Das betonte der Rat in einer am Donnerstag veröffentlichten Ad-Hoc-Empfehlung. Diese Sicherheit gebe es derzeit nicht, sagte Ratsmitglied Sigrid Graumann. Bisher gehe man nur von einer Verminderung des Infektionsrisikos durch die vorhandenen Impfstoffe aus.
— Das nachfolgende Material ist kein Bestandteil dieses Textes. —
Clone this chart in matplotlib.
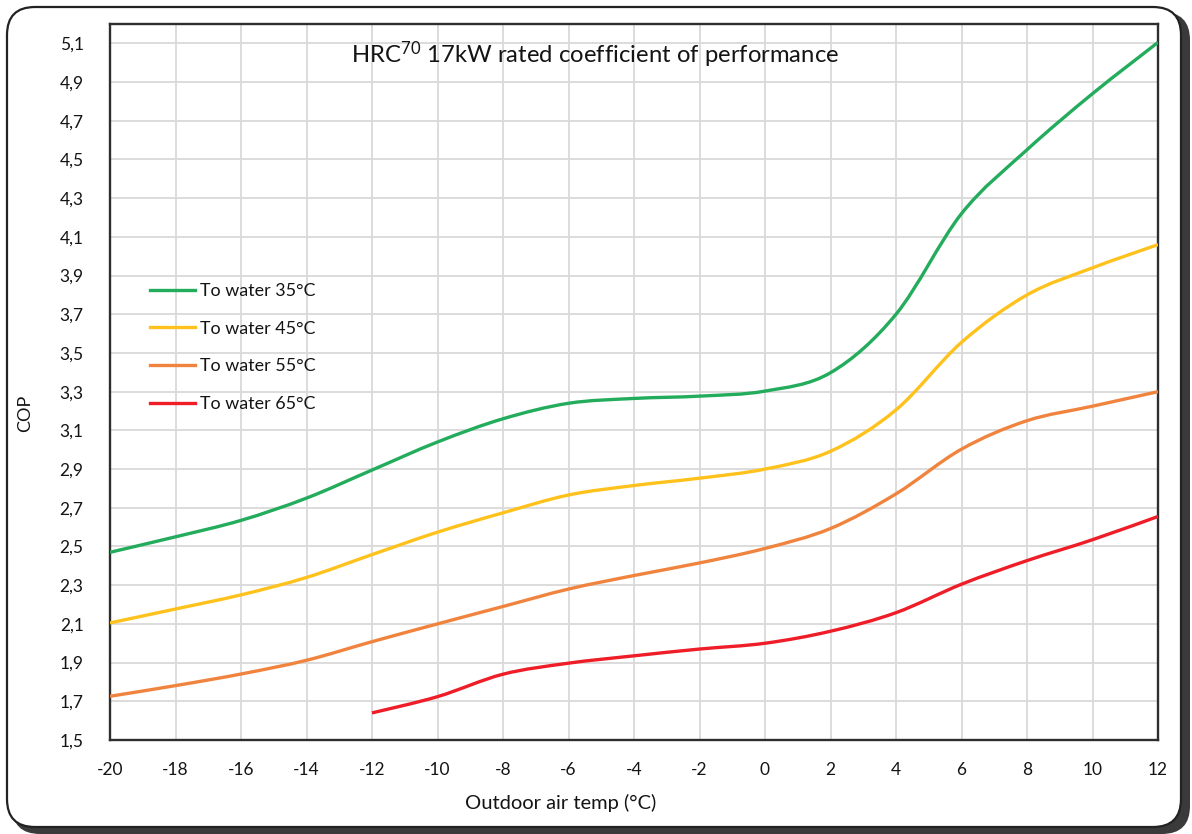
import matplotlib
matplotlib.use("Agg")
import matplotlib.pyplot as plt
import numpy as np
from matplotlib.path import Path
from matplotlib.patches import PathPatch, FancyBboxPatch
from matplotlib.lines import Line2D
from matplotlib.transforms import IdentityTransform

plt.rcParams['font.family'] = ['Lato', 'DejaVu Sans']
plt.rcParams['mathtext.fontset'] = 'custom'
plt.rcParams['mathtext.rm'] = 'Lato'
plt.rcParams['mathtext.default'] = 'regular'

# ---- data ----
temps = [-20, -18, -16, -14, -12, -10, -8, -6, -4, -2, 0, 2, 4, 6, 8, 10, 12]
cop_35 = [2.47, 2.55, 2.635, 2.75, 2.895, 3.04, 3.16, 3.24, 3.265, 3.277, 3.303, 3.398, 3.70, 4.22, 4.55, 4.84, 5.105]
cop_45 = [2.105, 2.177, 2.25, 2.34, 2.458, 2.574, 2.674, 2.766, 2.815, 2.853, 2.90, 2.992, 3.206, 3.555, 3.80, 3.94, 4.06]
cop_55 = [1.726, 1.781, 1.841, 1.912, 2.008, 2.10, 2.19, 2.28, 2.35, 2.415, 2.49, 2.593, 2.772, 3.003, 3.15, 3.225, 3.30]
cop_65 = [None, None, None, None, 1.64, 1.724, 1.84, 1.897, 1.935, 1.97, 2.00, 2.062, 2.158, 2.305, 2.427, 2.535, 2.655]

series_labels = ["To water 35°C", "To water 45°C", "To water 55°C", "To water 65°C"]
series_colors = ["#22ac5c", "#ffc21c", "#f0843e", "#ee1d27"]

x_ticks = [-20, -18, -16, -14, -12, -10, -8, -6, -4, -2, 0, 2, 4, 6, 8, 10, 12]
x_tick_labels = ["-20", "-18", "-16", "-14", "-12", "-10", "-8", "-6", "-4", "-2", "0", "2", "4", "6", "8", "10", "12"]
y_ticks = [1.5, 1.7, 1.9, 2.1, 2.3, 2.5, 2.7, 2.9, 3.1, 3.3, 3.5, 3.7, 3.9, 4.1, 4.3, 4.5, 4.7, 4.9, 5.1]
y_tick_labels = ["1,5", "1,7", "1,9", "2,1", "2,3", "2,5", "2,7", "2,9", "3,1", "3,3", "3,5", "3,7", "3,9", "4,1", "4,3", "4,5", "4,7", "4,9", "5,1"]

title = "HRC$^{70}$ 17kW rated coefficient of performance"
x_label = "Outdoor air temp (°C)"
y_label = "COP"

TXT = '#141414'


def smooth_path(xs, ys):
    """Excel-style smoothed line: cubic Bezier segments through the data points."""
    pts = [(x, y) for x, y in zip(xs, ys) if y is not None]
    pts = np.array(pts, dtype=float)
    n = len(pts)
    verts = [tuple(pts[0])]
    codes = [Path.MOVETO]
    for i in range(n - 1):
        p0 = pts[i - 1] if i > 0 else pts[i]
        p1 = pts[i]
        p2 = pts[i + 1]
        p3 = pts[i + 2] if i + 2 < n else pts[i + 1]
        c1 = p1 + (p2 - p0) / 6.0
        c2 = p2 - (p3 - p1) / 6.0
        verts += [tuple(c1), tuple(c2), tuple(p2)]
        codes += [Path.CURVE4] * 3
    return Path(verts, codes)


W, H = 1192, 834
fig = plt.figure(figsize=(W / 100, H / 100), dpi=100)
fig.patch.set_facecolor('white')

# rounded frame with shadow (pixel coordinates)
shadow = FancyBboxPatch((12, 0), 1178, 822, boxstyle="round,pad=0,rounding_size=28",
                        transform=IdentityTransform(), facecolor='#3a3a3a', edgecolor='none', zorder=-3)
frame = FancyBboxPatch((7, 7), 1174, 820, boxstyle="round,pad=0,rounding_size=28",
                       transform=IdentityTransform(), facecolor='white', edgecolor='#222222',
                       linewidth=1.6, zorder=-2)
fig.patches.extend([shadow, frame])

ax = fig.add_axes([110 / W, 1 - 740 / H, 1048 / W, 716 / H])
ax.set_facecolor('white')
ax.set_xlim(-20, 12)
ax.set_ylim(1.5, 5.2)
ax.set_xticks(x_ticks)
ax.set_xticklabels(x_tick_labels)
ax.set_yticks(y_ticks)
ax.set_yticklabels(y_tick_labels)
ax.tick_params(axis='both', length=0, labelsize=12.5, colors=TXT)
ax.tick_params(axis='x', pad=16)
ax.tick_params(axis='y', pad=19)
ax.grid(True, color='#d9d9d9', linewidth=1.3)
ax.set_axisbelow(True)
for s in ax.spines.values():
    s.set_color('#2e2e2e')
    s.set_linewidth(1.7)

handles = []
for ys, col, lab in zip([cop_35, cop_45, cop_55, cop_65], series_colors, series_labels):
    patch = PathPatch(smooth_path(temps, ys), fill=False, edgecolor=col, linewidth=2.4,
                      capstyle='butt', joinstyle='round', zorder=3)
    ax.add_patch(patch)
    handles.append(Line2D([], [], color=col, linewidth=2.4, label=lab))

leg = ax.legend(handles=handles, loc='upper left', bbox_to_anchor=(40 / 1048, 1 - 259 / 716),
                frameon=False, fontsize=12.9, handlelength=2.5, handletextpad=0.28,
                labelspacing=1.21, borderpad=0, borderaxespad=0)
for t in leg.get_texts():
    t.set_color(TXT)

ax.text(0.4625, 1 - (55 - 24) / 716, title, transform=ax.transAxes, ha='center', va='center',
        fontsize=17.2, color=TXT)

fig.text(561 / W, 1 - 803 / H, x_label, ha='center', va='center', fontsize=14.5, color=TXT)
fig.text(25 / W, 1 - 413 / H, y_label, ha='center', va='center', rotation=90, fontsize=13, color=TXT)

fig.savefig("out.png", dpi=100, facecolor='white')
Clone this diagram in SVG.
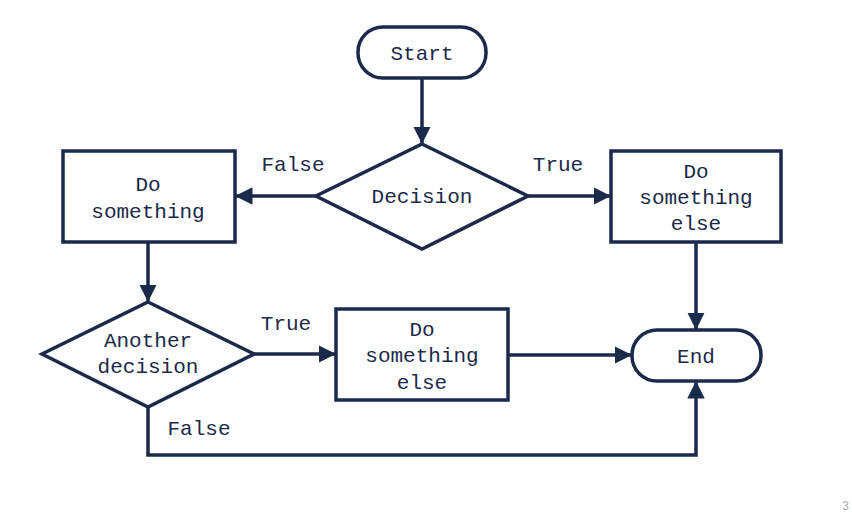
<svg xmlns="http://www.w3.org/2000/svg" width="852" height="512" viewBox="0 0 852 512">
<style>
.s{fill:#fff;stroke:#1b2a4a;stroke-width:3.5}
.c{fill:none;stroke:#1b2a4a;stroke-width:3.5}
text{font-family:"Liberation Mono","DejaVu Sans Mono",monospace;font-size:21px;fill:#1b2a4a;text-anchor:middle}
</style>
<defs><marker id="a" viewBox="0 0 10 10" refX="10" refY="5" markerWidth="5" markerHeight="5" markerUnits="strokeWidth" orient="auto"><path d="M0,0L10,5L0,10z" fill="#1b2a4a"/></marker></defs>
<rect width="852" height="512" fill="#fff"/>
<g id="connectors">
<path class="c" d="M422,78V144" marker-end="url(#a)"/>
<path class="c" d="M316,196H235" marker-end="url(#a)"/>
<path class="c" d="M528,196H611" marker-end="url(#a)"/>
<path class="c" d="M148,242V302" marker-end="url(#a)"/>
<path class="c" d="M254,354H336" marker-end="url(#a)"/>
<path class="c" d="M508,355H632" marker-end="url(#a)"/>
<path class="c" d="M696,242V330" marker-end="url(#a)"/>
<path class="c" d="M148,407V455H696V381" marker-end="url(#a)"/>
<text x="293" y="171">False</text>
<text x="558" y="171">True</text>
<text x="286" y="330">True</text>
<text x="199" y="435">False</text>
</g>
<g id="start"><rect class="s" x="358" y="27" width="128" height="51" rx="25"/><text x="422" y="60">Start</text></g>
<g id="decision"><path class="s" d="M422,144L528,196L422,249L316,196Z"/><text x="422" y="203">Decision</text></g>
<g id="left"><rect class="s" x="63" y="151" width="172" height="91"/><text x="148" y="191">Do</text><text x="148" y="218">something</text></g>
<g id="right"><rect class="s" x="611" y="151" width="170" height="91"/><text x="696" y="178">Do</text><text x="696" y="204">something</text><text x="696" y="230">else</text></g>
<g id="another"><path class="s" d="M148,302L254,354L148,407L42,354Z"/><text x="148" y="347">Another</text><text x="148" y="373">decision</text></g>
<g id="middle"><rect class="s" x="336" y="309" width="172" height="91"/><text x="422" y="336">Do</text><text x="422" y="362">something</text><text x="422" y="389">else</text></g>
<g id="end"><rect class="s" x="632" y="330" width="129" height="51" rx="25"/><text x="696" y="363">End</text></g>
<text x="849" y="510" style="font-family:'Liberation Sans',sans-serif;font-size:12px;fill:#aaa;text-anchor:end">3</text>
</svg>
Der Rat äußerte sich zu der Frage, ob eine Impfung gegen Covid-19 zu besonderen Regeln für geimpfte Personen führen kann oder muss.
Tiefgreifende Einschränkungen müssten gut begründet werden
Aber auch Geimpfte, die nicht mehr infektiös sind, können nach Auffassungn der Ethiker einfache Präventionsmaßnahmen wie Abstandsregeln oder das Maskentragen zugemutet werden. "Wegen der Gefahr, dass die praktische Durchsetzbarkeit und Akzeptanz dieser Regeln durch Ausnahmen für geimpfte Personen leiden würde, sollten sie für alle Personen zum selben Zeitpunkt aufgehoben werden", empfiehlt das Gremium.
Tiefgreifende Einschränkungen des sozialen und wirtschaftlichen Lebens seien aber nur so lange gerechtfertigt, wie die Versorgung schwer erkrankter Covid-19-Patienten das Gesundheitssystem akut zu überlasten drohe, betont die Ratsvorsitzende Alena Buyx. "In dem Maße, in dem dieses Risiko erfolgreich gesenkt werden kann, müssen Maßnahmen der Pandemiebekämpfung, die gravierende Grundrechtseingriffe beinhalten, für alle zurückgenommen werden."
Buyx wandte sich grundsätzlich dagegen, in der Diskussion von "Privilegien" oder Vorteilsnahme durch Geimpfte zu sprechen. Das sei "verwirrend" und heize die Diskussion unnötig auf. Ausnahmeregelungen hält der Ethikrat allerdings für Pflege-, Senioren-, Behinderten- und Hospizeinrichtungen für möglich.
Stichwort Vertragsfreiheit
Die bestehenden gravierenden Isolationsmaßnahmen dort sollten für geimpfte Personen mit dem Fortschreiten des Impfprogramms angesichts der erheblichen Belastungen, welche diese Personengruppe bereits im Verlauf der Pandemie erlebt hat, schnellstmöglich aufgehoben werden, fordern die Ethiker. Rats-Mitglied Volker Lipp betonte, dass es auch hierbei nicht um Privilegien gehe, sondern um "eine Rücknahme der Sonderbelastungen".
Buyx unterstrich, dass bei der Frage nach Beschränkungen zwischen staatlichen Maßnahmen und dem Vorgehen privaten Anbieter unterschieden werden müsse. Bei der Frage, ob private Anbieter wie Restaurants oder Konzertveranstalter nur Geimpften den Zugang zu Waren und Dienstleistungen erlauben dürfen, verwies der Ethikrat auf die Vertragsfreiheit. Diese sei freilich nur wirksam, wenn nicht eine allgemeine staatlich Schließung verordnet sei.
Mit Blick auf Angebote, die für eine gleichberechtigte und grundlegende Teilhabe am gesellschaftlichen Leben unerlässlich sind wie etwa der öffentliche Nahverkehr oder Lebensmitteläden, hält der Ethikrat Einschränkungen der Vertragsfreiheit weiterhin für möglich.